The recurring reform proposals are therefore (i) genuine, granular and published data collection under Section 17 and the Statistical Data Rules; (ii) adequate constitution and staffing of district commercial courts; (iii) strict judicial enforcement of case-management timelines and summary-judgment powers; and (iv) a robust, well-resourced pre-institution-mediation infrastructure so that Section 12A diverts rather than merely delays. The defensible conclusion for a judiciary or CLAT-PG answer is that the Commercial Courts Act, 2015 is a sound statutory design whose measurable promise remains only partly fulfilled — held back less by its provisions than by the implementation and data gaps the statistics expose.
Frequently asked questions
What was India's rank on 'Enforcing Contracts' that justified the Commercial Courts Act?
In the World Bank's Doing Business 2020 report, India ranked 163rd out of 190 economies on the 'Enforcing Contracts' indicator, with an estimated 1,445 days and a cost of about 31% of the claim value to resolve a standardised commercial dispute. This figure was the principal economic justification for the Act and the 2018 Amendment.

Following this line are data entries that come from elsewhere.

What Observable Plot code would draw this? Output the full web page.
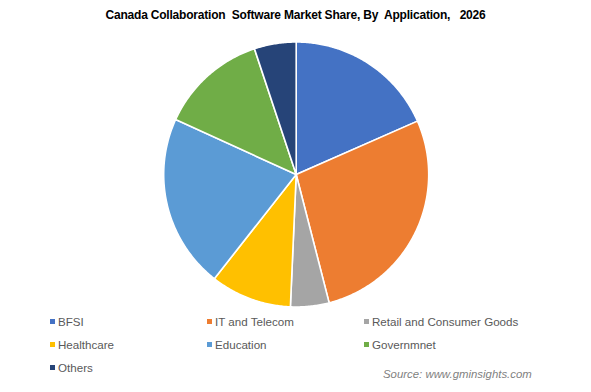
<!DOCTYPE html>
<html>
<head>
<meta charset="utf-8">
<script src="https://cdn.jsdelivr.net/npm/d3@7"></script>
<script src="https://cdn.jsdelivr.net/npm/@observablehq/plot@0.6"></script>
<style>
  html, body { margin: 0; padding: 0; background: #fff; }
  #wrap { position: relative; width: 591px; height: 392px; overflow: hidden; font-family: "Liberation Sans", Arial, sans-serif; }
  #title { position: absolute; left: 0; top: 8px; width: 591px; text-align: center; font-weight: bold; font-size: 12px; color: #000; white-space: pre; letter-spacing: -0.2px; }
  #chart { position: absolute; left: 0; top: 34px; }
  .lg { position: absolute; font-size: 11.6px; color: #595959; white-space: nowrap; line-height: 14px; }
  .sw { display: inline-block; width: 5px; height: 5px; margin-right: 3px; vertical-align: 2px; }
  #source { position: absolute; left: 383px; top: 368px; font-size: 11.4px; font-style: italic; color: #7f7f7f; }
</style>
</head>
<body>
<div id="wrap">
  <div id="title"></div>
  <div id="chart"></div>
  <div id="legend"></div>
  <div id="source"></div>
</div>
<script>
const titleText = "Canada Collaboration  Software Market Share, By  Application,   2026";
const sourceText = "Source: www.gminsights.com";
const categories = ["BFSI", "IT and Telecom", "Retail and Consumer Goods", "Healthcare", "Education", "Governmnet", "Others"];
const shares = [18.4, 27.6, 4.7, 9.9, 21.2, 13.1, 5.1];
const colors = ["#4472C4", "#ED7D31", "#A5A5A5", "#FFC000", "#5B9BD5", "#70AD47", "#264478"];

document.getElementById("title").textContent = titleText;
document.getElementById("source").textContent = sourceText;

const data = categories.map((c, i) => ({category: c, value: shares[i]}));
const arcs = d3.pie().sort(null).value(d => d.value).startAngle(0).endAngle(2 * Math.PI)(data);

// polygon points for each slice, in unit-radius coordinates
const pts = [];
for (const a of arcs) {
  const cat = a.data.category;
  pts.push({category: cat, x: 0, y: 0});
  const n = Math.max(2, Math.ceil((a.endAngle - a.startAngle) / 0.01));
  for (let k = 0; k <= n; k++) {
    const t = a.startAngle + (a.endAngle - a.startAngle) * k / n;
    pts.push({category: cat, x: Math.sin(t), y: Math.cos(t)});
  }
  pts.push({category: cat, x: 0, y: 0});
}

const W = 591, H = 280, R = 132.5, cx = 295.7, cy = 140;
const plot = Plot.plot({
  width: W,
  height: H,
  margin: 0,
  x: {domain: [-cx / R, (W - cx) / R], axis: null},
  y: {domain: [-(H - cy) / R, cy / R], axis: null},
  color: {domain: categories, range: colors},
  marks: [
    Plot.line(pts, {x: "x", y: "y", z: "category", fill: "category", stroke: "white", strokeWidth: 1.6, curve: "linear", strokeLinejoin: "round"})
  ]
});
document.getElementById("chart").appendChild(plot);

// legend
const colX = [50, 207, 364];
const rowY = [315, 338, 361];
const lg = document.getElementById("legend");
categories.forEach((c, i) => {
  const d = document.createElement("div");
  d.className = "lg";
  d.style.left = colX[i % 3] + "px";
  d.style.top = rowY[Math.floor(i / 3)] + "px";
  const s = document.createElement("span");
  s.className = "sw";
  s.style.background = colors[i];
  d.appendChild(s);
  d.appendChild(document.createTextNode(c));
  lg.appendChild(d);
});
</script>
</body>
</html>
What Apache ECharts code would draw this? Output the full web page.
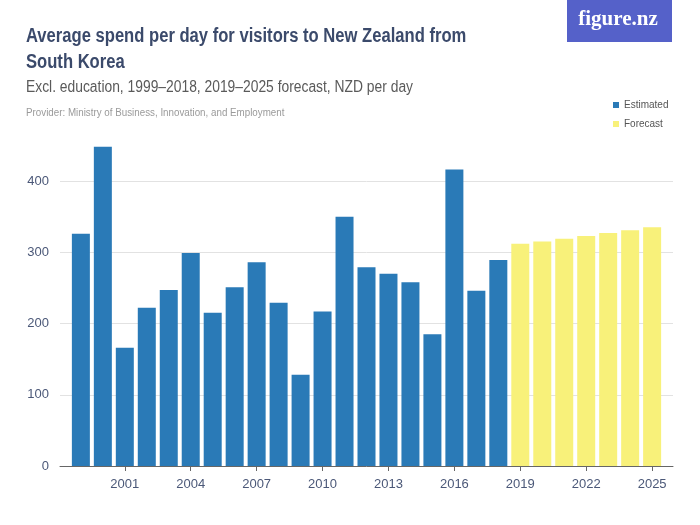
<!DOCTYPE html>
<html>
<head>
<meta charset="utf-8">
<title>Average spend per day - South Korea</title>
<script src="https://cdn.jsdelivr.net/npm/echarts@6/dist/echarts.min.js"></script>
<style>
  html, body { margin: 0; padding: 0; background: #fff; }
  #chart { width: 700px; height: 525px; }
</style>
</head>
<body>
<div id="chart"></div>
<script>
// estimated values 1999-2018, forecast 2019-2025 (NZD per day)
var estYears = [1999, 2000, 2001, 2002, 2003, 2004, 2005, 2006, 2007, 2008,
  2009, 2010, 2011, 2012, 2013, 2014, 2015, 2016, 2017, 2018]
var estValues = [326, 448, 166, 222, 247, 299, 215, 251, 286, 229,
  128, 217, 350, 279, 270, 258, 185, 416, 246, 289]
var fcYears = [2019, 2020, 2021, 2022, 2023, 2024, 2025]
var fcValues = [312, 315, 319, 323, 327, 331, 335]
var xTicks = [2001, 2004, 2007, 2010, 2013, 2016, 2019, 2022, 2025]
var yTicks = [0, 100, 200, 300, 400]

var font = '"Liberation Sans", sans-serif'

function pairs(xs, ys) {
  return xs.map(function (x, i) { return [x, ys[i]] })
}

// condensed-looking heading text (squeezed horizontally)
function heading(text, y, size, weight, color, sx) {
  return {
    type: 'text',
    x: 26,
    y: y,
    scaleX: sx,
    style: {
      text: text,
      fill: color,
      font: weight + ' ' + size + 'px ' + font,
      align: 'left',
      verticalAlign: 'middle'
    }
  }
}

var chart = echarts.init(document.getElementById('chart'))
chart.setOption({
  animation: false,
  graphic: [
    heading('Average spend per day for visitors to New Zealand from', 36, 20, 'bold', '#3b4a6b', 0.83),
    heading('South Korea', 62, 20, 'bold', '#3b4a6b', 0.83),
    heading('Excl. education, 1999–2018, 2019–2025 forecast, NZD per day', 88, 16, 'normal', '#5a5a5a', 0.865),
    heading('Provider: Ministry of Business, Innovation, and Employment', 113, 11, 'normal', '#9a9a9a', 0.89),
    {
      type: 'rect',
      shape: { x: 567, y: 0, width: 105, height: 42 },
      style: { fill: '#5561c9' }
    },
    {
      type: 'text',
      x: 618,
      y: 20,
      style: {
        text: 'figure.nz',
        fill: '#fff',
        font: '600 21px "Liberation Serif", serif',
        align: 'center',
        verticalAlign: 'middle'
      }
    }
  ],
  legend: {
    orient: 'vertical',
    left: 608,
    top: 95,
    itemWidth: 6,
    itemHeight: 6,
    itemGap: 9,
    icon: 'rect',
    textStyle: { fontFamily: font, fontSize: 10, color: '#555' },
    data: ['Estimated', 'Forecast']
  },
  grid: { left: 60, right: 27, top: 145.4, bottom: 59 },
  xAxis: {
    type: 'value',
    min: 1998.05,
    max: 2025.95,
    splitLine: { show: false },
    axisLine: { show: true, lineStyle: { color: '#666', width: 1 } },
    axisTick: { show: true, length: 5, customValues: xTicks, lineStyle: { color: '#666' } },
    axisLabel: {
      customValues: xTicks,
      margin: 12,
      fontFamily: font,
      fontSize: 13,
      color: '#4b5878',
      formatter: function (v) { return String(v) }
    }
  },
  yAxis: {
    type: 'value',
    min: 0,
    max: 450,
    axisLine: { show: false },
    axisTick: { show: false, customValues: yTicks },
    splitLine: { show: true, lineStyle: { color: '#e2e2e2', width: 1 } },
    axisLabel: {
      customValues: yTicks,
      margin: 11,
      fontFamily: font,
      fontSize: 13,
      color: '#4b5878'
    }
  },
  series: [
    {
      name: 'Estimated',
      type: 'bar',
      barWidth: 18,
      barGap: '-100%',
      itemStyle: { color: '#2a7ab7' },
      data: pairs(estYears, estValues)
    },
    {
      name: 'Forecast',
      type: 'bar',
      barWidth: 18,
      barGap: '-100%',
      itemStyle: { color: '#f8f17a' },
      data: pairs(fcYears, fcValues)
    }
  ]
})
</script>
</body>
</html>
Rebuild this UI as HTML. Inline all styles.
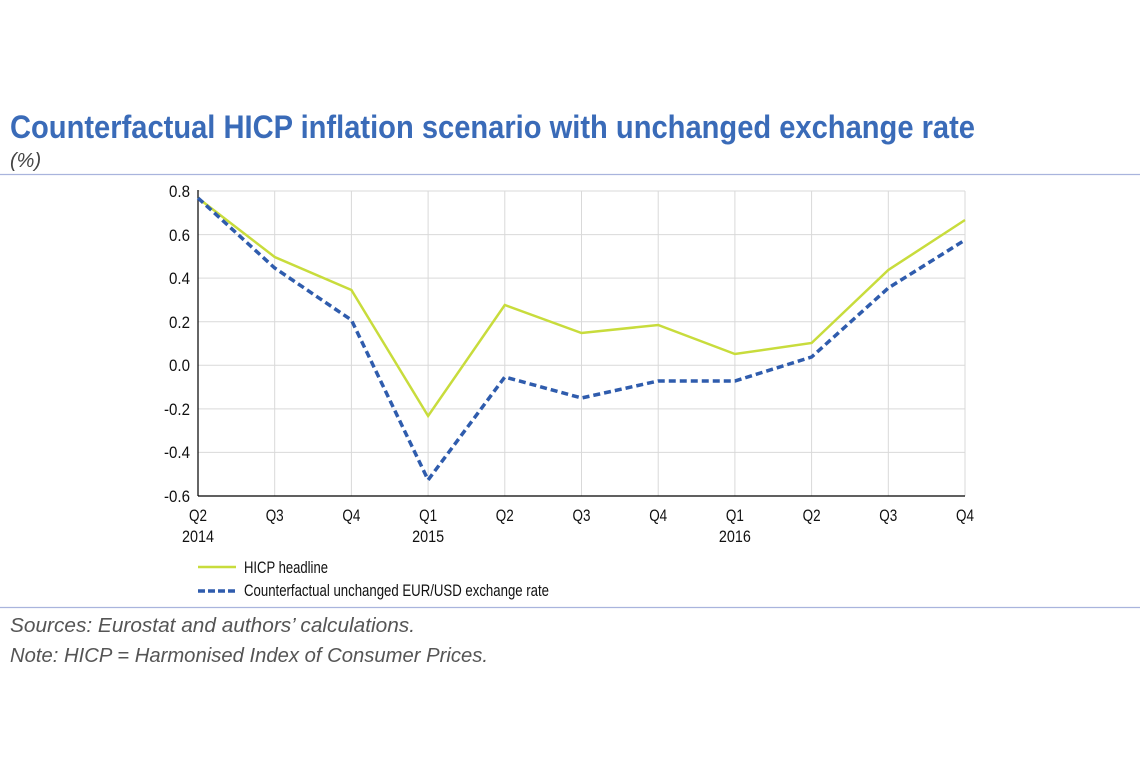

What pendency projection did the 253rd Law Commission Report make?
The 253rd Report (January 2015) projected that fixing the 'specified value' at Rs 1 crore would reduce the universe of commercial disputes in the five original-side High Courts (Bombay, Delhi, Calcutta, Madras and Himachal Pradesh) from roughly 17,000 cases to about 4,200 cases, calibrating the threshold so the new stream handled only genuinely high-value disputes.
Is Section 12A pre-institution mediation mandatory, and what is the consequence of non-compliance?
Yes. In Patil Automation (P) Ltd. v. Rakheja Engineers (P) Ltd., (2022) 10 SCC 1, the Supreme Court held that Section 12A is mandatory. A commercial suit not contemplating urgent interim relief that is filed without exhausting pre-institution mediation is liable to be rejected under Order VII Rule 11 CPC, and a court may do so even suo motu. The declaration operates prospectively from 20 August 2022.
Can a litigant bypass mediation by simply pleading urgent interim relief?
No. In Yamini Manohar v. T.K.D. Keerthi, (2024) 5 SCC 815, the Supreme Court held that a camouflaged or token prayer for urgent interim relief cannot be used as a guise to evade Section 12A. The commercial court must examine the plaint, documents and facts to satisfy itself that urgent interim relief is genuinely contemplated.
Why is commercial-court statistical data considered unreliable?
Although Section 17 and the Commercial Courts Statistical Data Rules mandate quarterly publication of institution, pendency and disposal figures, analysts and the Vidhi Centre's 2019 empirical study found the National Judicial Data Grid's commercial-court data incomplete and inconsistently reported, with low recorded disposal (around 9% in the Delhi court studied), making any confident national assessment difficult.
Did the 2018 Amendment help or hurt the pendency strategy?
It cut both ways. By inserting Section 12A it added a front-end mediation filter, but by reducing the specified value from Rs 1 crore to Rs 3 lakh it widened the funnel against the 253rd Report's logic of confining the stream to high-value disputes, raising the risk that the specialist fast-track would absorb a far larger volume and recreate congestion.